ウィーバー:嘘こいてるのは、おまえだろっ!
ハラー:おまえだろっ!
ウィーバー:おまえこそ大嘘つきだろっ!
ハラー:おまえ、よくそんな大嘘が言えるな!
ウィーバー:だから、おまえこそ、よくそんな嘘が言えるな!

こんなやり取りが延々と3分近くも続きました。

 最初のロボ-アパイヤが導入された2019年のシーズンには、選手の中には、間違った判定をしたとして不満を言う者もいました。
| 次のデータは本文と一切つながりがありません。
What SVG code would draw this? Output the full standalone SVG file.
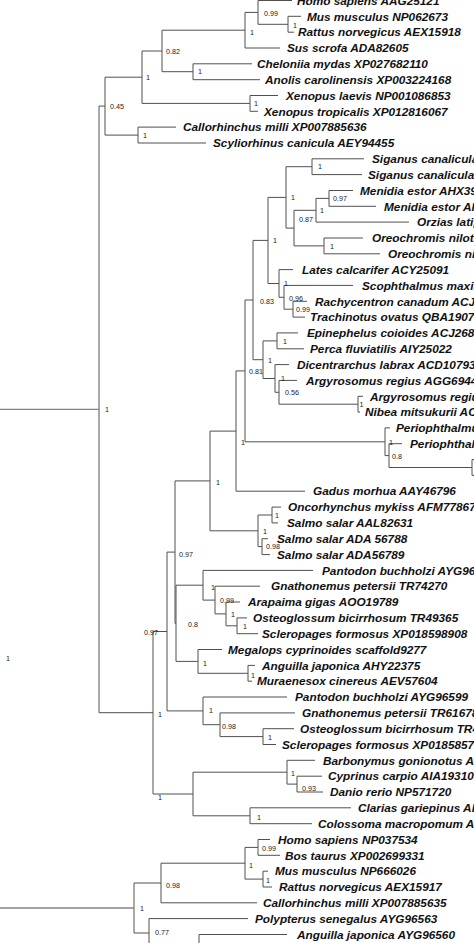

しかし、様々な微調整を積み重ねた結果、今年、MLB(メージャー・リーグ・ベースボール)機構は自動ストライク-ボール判定装置は非常に正確であり信頼に足りるので、メジャーリーグでも導入すべきであると判断しました。ダックスの監督ウォーリー・バックマン(元ニューヨーク・メッツの二塁手)は、現役時代には激高して度々退場することで有名でした。彼は退場を宣せられて、去り際に何十本ものバットをインフィールドに投げ入れたことがありました。「クソっ馬鹿野郎!さっさとバットを片付けろよ!ざまあみろっ!」との捨てゼリフを吐きながら退場しました。そんな彼ですが、自動ストライク-ボール判定装置は気に入っているようです。ある時、私はグランドスタンドでマールボロを吹かしているいるバックマンに会ったのですが、彼は「皆が予想しているよりも早い時期に自動ストライク-ボール判定装置はメジャーリーグにも導入されるだろう。」と言いました。MLBは検証した結果、自動ストライク-ボール判定装置は非常に正確で、誤差は1インチ未満であったとの結論を下しています。「自動ストライク-ボール判定装置が導入されたら、判定はより正確になり、審判に対して抗議するような場面も減るでしょう。良いことばかりです。」と、MLBコミッショナーのロブ・マンフレッドは言っていました。しかし、野球に付き物の抗議シーンや乱闘シーンが無くなってしまったら、味気ないのではないかと言う人も少なからずいるようです。また、最近ではLPレコード盤が人間味があって良いとして人気があるのですが、野球から人間味を完全に奪い取ってしまって良いのかと主張する人もいます。現在、MLBのコミッショナー事務局で働いているジョー・トーレ(ニューヨーク・ヤンキースの元監督)は、ロボ-アンパイヤには反対だと公言しています。彼は言いました、「審判員は完璧ではありません。人間ですから、ミスをおかしたりします。でも、それが野球というものなんです。でも、それを変えてしまったら、もう野球ではないんです。」と。